### WORK TO DO
Repeat the listing in full, word for word.

### SOURCE DATA
···

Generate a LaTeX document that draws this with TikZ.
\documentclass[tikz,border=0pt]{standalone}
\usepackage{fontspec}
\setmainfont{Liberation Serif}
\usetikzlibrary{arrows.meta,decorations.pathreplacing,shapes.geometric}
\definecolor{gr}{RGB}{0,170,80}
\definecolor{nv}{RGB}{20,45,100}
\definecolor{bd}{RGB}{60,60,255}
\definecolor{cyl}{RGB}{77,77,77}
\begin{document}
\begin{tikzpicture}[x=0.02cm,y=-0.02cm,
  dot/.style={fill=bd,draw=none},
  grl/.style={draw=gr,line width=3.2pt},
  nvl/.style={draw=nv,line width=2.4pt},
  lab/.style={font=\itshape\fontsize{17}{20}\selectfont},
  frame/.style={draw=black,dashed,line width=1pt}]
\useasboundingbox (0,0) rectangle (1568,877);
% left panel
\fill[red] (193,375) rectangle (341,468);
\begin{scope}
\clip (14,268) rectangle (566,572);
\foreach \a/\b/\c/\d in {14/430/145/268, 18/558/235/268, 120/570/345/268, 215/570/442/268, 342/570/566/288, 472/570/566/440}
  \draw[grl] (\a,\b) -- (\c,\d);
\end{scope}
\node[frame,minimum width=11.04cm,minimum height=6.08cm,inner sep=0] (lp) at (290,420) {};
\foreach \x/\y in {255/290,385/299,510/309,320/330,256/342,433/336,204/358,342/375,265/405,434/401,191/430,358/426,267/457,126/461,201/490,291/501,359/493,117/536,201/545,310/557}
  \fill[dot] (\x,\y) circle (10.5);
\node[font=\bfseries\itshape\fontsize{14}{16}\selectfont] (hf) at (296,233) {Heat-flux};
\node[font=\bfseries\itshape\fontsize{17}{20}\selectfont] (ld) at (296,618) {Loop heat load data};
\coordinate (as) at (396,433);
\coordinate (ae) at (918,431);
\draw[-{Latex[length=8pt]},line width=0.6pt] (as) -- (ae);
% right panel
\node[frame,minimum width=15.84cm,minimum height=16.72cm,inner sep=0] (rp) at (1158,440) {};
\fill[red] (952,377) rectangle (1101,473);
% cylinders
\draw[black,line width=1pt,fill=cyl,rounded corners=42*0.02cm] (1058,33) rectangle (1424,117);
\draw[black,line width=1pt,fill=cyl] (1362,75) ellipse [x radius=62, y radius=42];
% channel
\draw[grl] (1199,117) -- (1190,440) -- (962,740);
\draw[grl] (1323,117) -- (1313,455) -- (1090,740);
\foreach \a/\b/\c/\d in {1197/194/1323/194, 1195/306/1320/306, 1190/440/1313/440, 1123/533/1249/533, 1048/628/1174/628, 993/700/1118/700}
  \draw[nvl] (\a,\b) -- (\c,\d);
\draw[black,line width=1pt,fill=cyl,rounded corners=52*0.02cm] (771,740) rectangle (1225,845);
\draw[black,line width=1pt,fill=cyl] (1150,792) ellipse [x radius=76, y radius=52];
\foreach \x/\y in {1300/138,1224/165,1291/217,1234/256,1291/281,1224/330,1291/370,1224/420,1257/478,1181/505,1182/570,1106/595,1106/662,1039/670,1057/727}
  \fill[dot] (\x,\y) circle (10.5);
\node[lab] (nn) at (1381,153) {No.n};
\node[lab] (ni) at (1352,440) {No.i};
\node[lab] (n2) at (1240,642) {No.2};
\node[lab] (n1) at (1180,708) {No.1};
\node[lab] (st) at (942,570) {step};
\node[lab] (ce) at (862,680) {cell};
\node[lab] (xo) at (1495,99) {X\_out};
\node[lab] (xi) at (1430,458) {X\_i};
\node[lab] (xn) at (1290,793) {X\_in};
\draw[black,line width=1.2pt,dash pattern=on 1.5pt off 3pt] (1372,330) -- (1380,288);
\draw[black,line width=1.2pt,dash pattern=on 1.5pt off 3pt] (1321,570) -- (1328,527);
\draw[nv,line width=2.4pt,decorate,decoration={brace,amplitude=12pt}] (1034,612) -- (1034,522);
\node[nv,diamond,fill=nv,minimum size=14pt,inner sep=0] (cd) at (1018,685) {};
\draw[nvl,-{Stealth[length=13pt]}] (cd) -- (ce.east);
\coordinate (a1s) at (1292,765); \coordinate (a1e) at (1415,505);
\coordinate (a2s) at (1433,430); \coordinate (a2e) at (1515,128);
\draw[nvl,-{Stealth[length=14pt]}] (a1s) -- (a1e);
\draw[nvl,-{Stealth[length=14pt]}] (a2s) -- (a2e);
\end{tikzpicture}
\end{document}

···

### FINISHED TASK
Generate a LaTeX document that draws this with TikZ.
\documentclass[tikz,border=0pt]{standalone}
\usepackage{fontspec}
\setmainfont{Liberation Serif}
\usetikzlibrary{arrows.meta,decorations.pathreplacing,shapes.geometric}
\definecolor{gr}{RGB}{0,170,80}
\definecolor{nv}{RGB}{20,45,100}
\definecolor{bd}{RGB}{60,60,255}
\definecolor{cyl}{RGB}{77,77,77}
\begin{document}
\begin{tikzpicture}[x=0.02cm,y=-0.02cm,
  dot/.style={fill=bd,draw=none},
  grl/.style={draw=gr,line width=3.2pt},
  nvl/.style={draw=nv,line width=2.4pt},
  lab/.style={font=\itshape\fontsize{17}{20}\selectfont},
  frame/.style={draw=black,dashed,line width=1pt}]
\useasboundingbox (0,0) rectangle (1568,877);
% left panel
\fill[red] (193,375) rectangle (341,468);
\begin{scope}
\clip (14,268) rectangle (566,572);
\foreach \a/\b/\c/\d in {14/430/145/268, 18/558/235/268, 120/570/345/268, 215/570/442/268, 342/570/566/288, 472/570/566/440}
  \draw[grl] (\a,\b) -- (\c,\d);
\end{scope}
\node[frame,minimum width=11.04cm,minimum height=6.08cm,inner sep=0] (lp) at (290,420) {};
\foreach \x/\y in {255/290,385/299,510/309,320/330,256/342,433/336,204/358,342/375,265/405,434/401,191/430,358/426,267/457,126/461,201/490,291/501,359/493,117/536,201/545,310/557}
  \fill[dot] (\x,\y) circle (10.5);
\node[font=\bfseries\itshape\fontsize{14}{16}\selectfont] (hf) at (296,233) {Heat-flux};
\node[font=\bfseries\itshape\fontsize{17}{20}\selectfont] (ld) at (296,618) {Loop heat load data};
\coordinate (as) at (396,433);
\coordinate (ae) at (918,431);
\draw[-{Latex[length=8pt]},line width=0.6pt] (as) -- (ae);
% right panel
\node[frame,minimum width=15.84cm,minimum height=16.72cm,inner sep=0] (rp) at (1158,440) {};
\fill[red] (952,377) rectangle (1101,473);
% cylinders
\draw[black,line width=1pt,fill=cyl,rounded corners=42*0.02cm] (1058,33) rectangle (1424,117);
\draw[black,line width=1pt,fill=cyl] (1362,75) ellipse [x radius=62, y radius=42];
% channel
\draw[grl] (1199,117) -- (1190,440) -- (962,740);
\draw[grl] (1323,117) -- (1313,455) -- (1090,740);
\foreach \a/\b/\c/\d in {1197/194/1323/194, 1195/306/1320/306, 1190/440/1313/440, 1123/533/1249/533, 1048/628/1174/628, 993/700/1118/700}
  \draw[nvl] (\a,\b) -- (\c,\d);
\draw[black,line width=1pt,fill=cyl,rounded corners=52*0.02cm] (771,740) rectangle (1225,845);
\draw[black,line width=1pt,fill=cyl] (1150,792) ellipse [x radius=76, y radius=52];
\foreach \x/\y in {1300/138,1224/165,1291/217,1234/256,1291/281,1224/330,1291/370,1224/420,1257/478,1181/505,1182/570,1106/595,1106/662,1039/670,1057/727}
  \fill[dot] (\x,\y) circle (10.5);
\node[lab] (nn) at (1381,153) {No.n};
\node[lab] (ni) at (1352,440) {No.i};
\node[lab] (n2) at (1240,642) {No.2};
\node[lab] (n1) at (1180,708) {No.1};
\node[lab] (st) at (942,570) {step};
\node[lab] (ce) at (862,680) {cell};
\node[lab] (xo) at (1495,99) {X\_out};
\node[lab] (xi) at (1430,458) {X\_i};
\node[lab] (xn) at (1290,793) {X\_in};
\draw[black,line width=1.2pt,dash pattern=on 1.5pt off 3pt] (1372,330) -- (1380,288);
\draw[black,line width=1.2pt,dash pattern=on 1.5pt off 3pt] (1321,570) -- (1328,527);
\draw[nv,line width=2.4pt,decorate,decoration={brace,amplitude=12pt}] (1034,612) -- (1034,522);
\node[nv,diamond,fill=nv,minimum size=14pt,inner sep=0] (cd) at (1018,685) {};
\draw[nvl,-{Stealth[length=13pt]}] (cd) -- (ce.east);
\coordinate (a1s) at (1292,765); \coordinate (a1e) at (1415,505);
\coordinate (a2s) at (1433,430); \coordinate (a2e) at (1515,128);
\draw[nvl,-{Stealth[length=14pt]}] (a1s) -- (a1e);
\draw[nvl,-{Stealth[length=14pt]}] (a2s) -- (a2e);
\end{tikzpicture}
\end{document}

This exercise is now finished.